Mirea, tra tecnologia, progetti imprenditoriali e il potere della cultura
“Credo fermamente nel potere dell’educazione come strumento di emancipazione sociale ed Economica."
Ci racconti chi sei in tre frasi?
Sono un’imprenditrice nel settore dell’istruzione e della formazione tecnologica, con un forte interesse per l’innovazione e l’inclusione digitale. Ho fondato BIT - Beam Institute of Technology a Berlino, dove offriamo corsi di formazione in ambito tech, rivolti a persone che vogliono cambiare carriera e ad aziende che vogliono riqualificare il proprio personale. Credo fermamente nel potere dell’educazione come strumento di emancipazione sociale ed Economica.
Cosa ti ha spinto a intraprendere un percorso all’estero?
Volevo uscire dalla mia zona di comfort e confrontarmi con nuove sfide professionali e culturali. Oltre che in Germania, ho vissuto in Belgio, Regno Unito e brevemente in Cina. Ho scelto la Germania per fondare la mia azienda perché offriva un ecosistema favorevole per l’innovazione nell’istruzione e un forte supporto per iniziative rivolte alla formazione e all’”occupabilità”.
Quali sono, secondo te, gli elementi fondamentali per costruire una carriera all’estero?
Flessibilità e capacità di adattamento sono essenziali per affrontare le differenze culturali e professionali. È fondamentale costruire un buon network, perché le opportunità spesso derivano dalle connessioni giuste. Infine, bisogna avere una mentalità orientata alla crescita continua, imparando sempre qualcosa di nuovo per restare competitivi.

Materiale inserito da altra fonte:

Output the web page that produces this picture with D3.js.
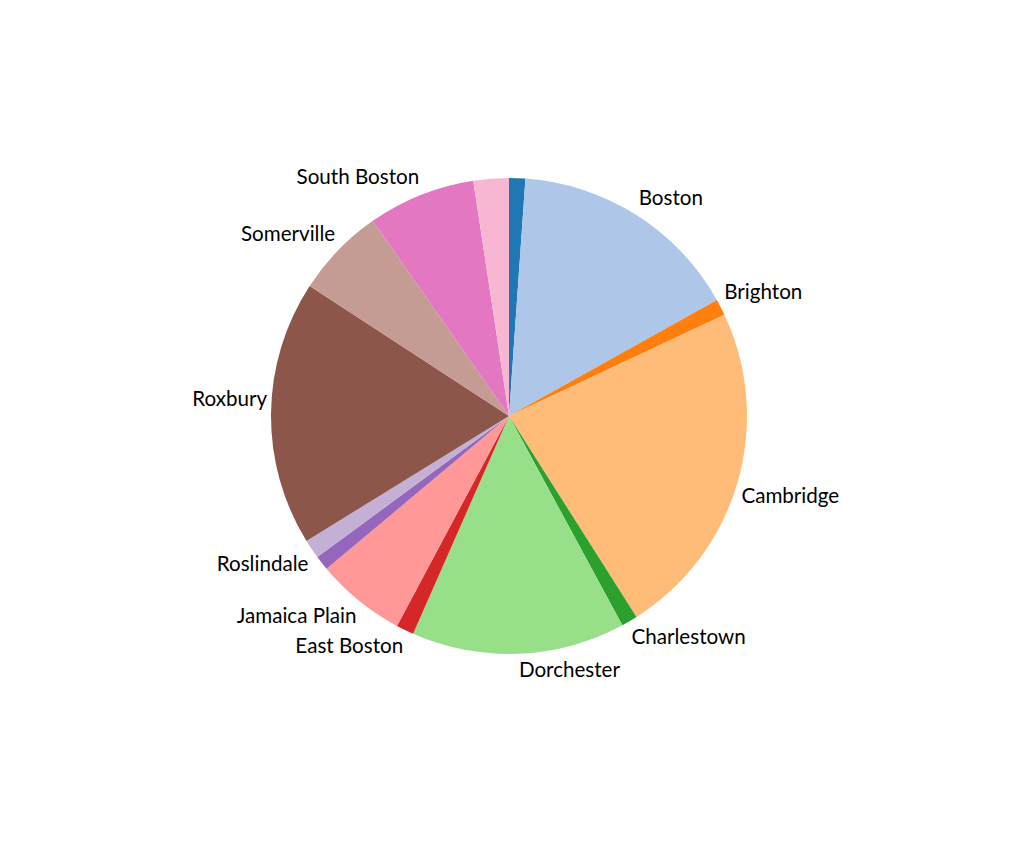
<!DOCTYPE html>
<html>
<head>
<meta charset="utf-8">
<script src="https://cdn.jsdelivr.net/npm/d3@7"></script>
<style>
  body { margin: 0; background: #fff; }
  text { font-family: Lato, "Open Sans", sans-serif; font-size: 20.6px; fill: #000; }
</style>
</head>
<body>
<div id="chart"></div>
<script>
// share of listings per neighbourhood (%), in drawing order
var neighborhoods = ["", "Boston", "Brighton", "Cambridge", "Charlestown", "Dorchester",
    "East Boston", "Jamaica Plain", "", "Roslindale", "Roxbury", "Somerville", "South Boston", ""];
var shares = [1.1, 15.8, 1.1, 23.0, 1.1, 14.5, 1.2, 6.1, 1.0, 1.3, 18.0, 6.1, 7.3, 2.4];
// old d3 category20
var category20 = ["#1f77b4", "#aec7e8", "#ff7f0e", "#ffbb78", "#2ca02c", "#98df8a", "#d62728",
    "#ff9896", "#9467bd", "#c5b0d5", "#8c564b", "#c49c94", "#e377c2", "#f7b6d2"];

var width = 1024, height = 861,
    radius = 238;

var data = neighborhoods.map(function (n, i) {
    return { name: n, value: shares[i] };
});

var svg = d3.select("#chart").append("svg")
    .attr("width", width)
    .attr("height", height);

var g = svg.append("g")
    .attr("transform", "translate(509,416)");

var color = d3.scaleOrdinal()
    .domain(d3.range(data.length))
    .range(category20);

var pie = d3.pie()
    .sort(null)
    .value(function (d) { return d.value; });

var arc = d3.arc()
    .innerRadius(0)
    .outerRadius(radius);

var labelArc = d3.arc()
    .innerRadius(radius + 4)
    .outerRadius(radius + 4);

var arcs = g.selectAll(".arc")
    .data(pie(data))
    .enter().append("g")
    .attr("class", "arc");

arcs.append("path")
    .attr("d", arc)
    .attr("fill", function (d, i) { return color(i); });

arcs.filter(function (d) { return d.data.name !== ""; })
    .append("text")
    .attr("transform", function (d) { return "translate(" + labelArc.centroid(d) + ")"; })
    .attr("dy", function (d) {
        var mid = (d.startAngle + d.endAngle) / 2;
        // labels on the lower half hang below the anchor
        return Math.cos(mid) < 0 ? "0.95em" : "-0.33em";
    })
    .attr("text-anchor", function (d) {
        var mid = (d.startAngle + d.endAngle) / 2;
        return mid < Math.PI ? "start" : "end";
    })
    .text(function (d) { return d.data.name; });
</script>
</body>
</html>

Guardando al futuro, quali sono i tuoi progetti e come immagini la tua carriera nei prossimi anni?
Punto a consolidare e far crescere BIT - Beam Institute of Technology, espandendo l’offerta formativa e rafforzando le collaborazioni con enti e aziende. Uno degli obiettivi è aprire nuove sedi per offrire formazione in più paesi e rendere l’educazione tech accessibile a un pubblico ancora più ampio. Vorrei anche ampliare la presenza dell’istituto a livello internazionale, con programmi su misura per mercati diversi. Nel lungo termine, mi piacerebbe lavorare su altri progetti imprenditoriali, combinando tecnologia ed educazione.
Qual è stata la sfida culturale che ti ha colpito di più appena trasferita? E come l’hai superata?
Una delle sfide più grandi per me è stata adattarmi al modo diretto e, a volte, brusco con cui si comunicano i tedeschi, soprattutto in ambito professionale. In Italia, siamo abituati a un approccio più empatico e relazionale, dove la cortesia gioca un ruolo chiave nella costruzione di rapporti. In Germania, invece, l’efficienza e la chiarezza sono spesso prioritari rispetto alla forma, e questo può inizialmente dare l’impressione di freddezza o scortesia. All’inizio, questo stile di comunicazione mi metteva a disagio, perché lo interpretavo come una mancanza di rispetto o di interesse. Con il tempo, però, ho capito che non si tratta di scortesia, ma di un diverso modo di interagire, in cui l’onestà e la chiarezza sono molto apprezzate. Ho imparato che rispondere in modo altrettanto diretto, senza eccessivi giri di parole, aiuta a guadagnarsi il rispetto e a costruire relazioni solide. Ora riesco a trovare un equilibrio tra il mio stile più aperto e il pragmatismo tedesco, ottenendo il meglio da entrambi gli approcci.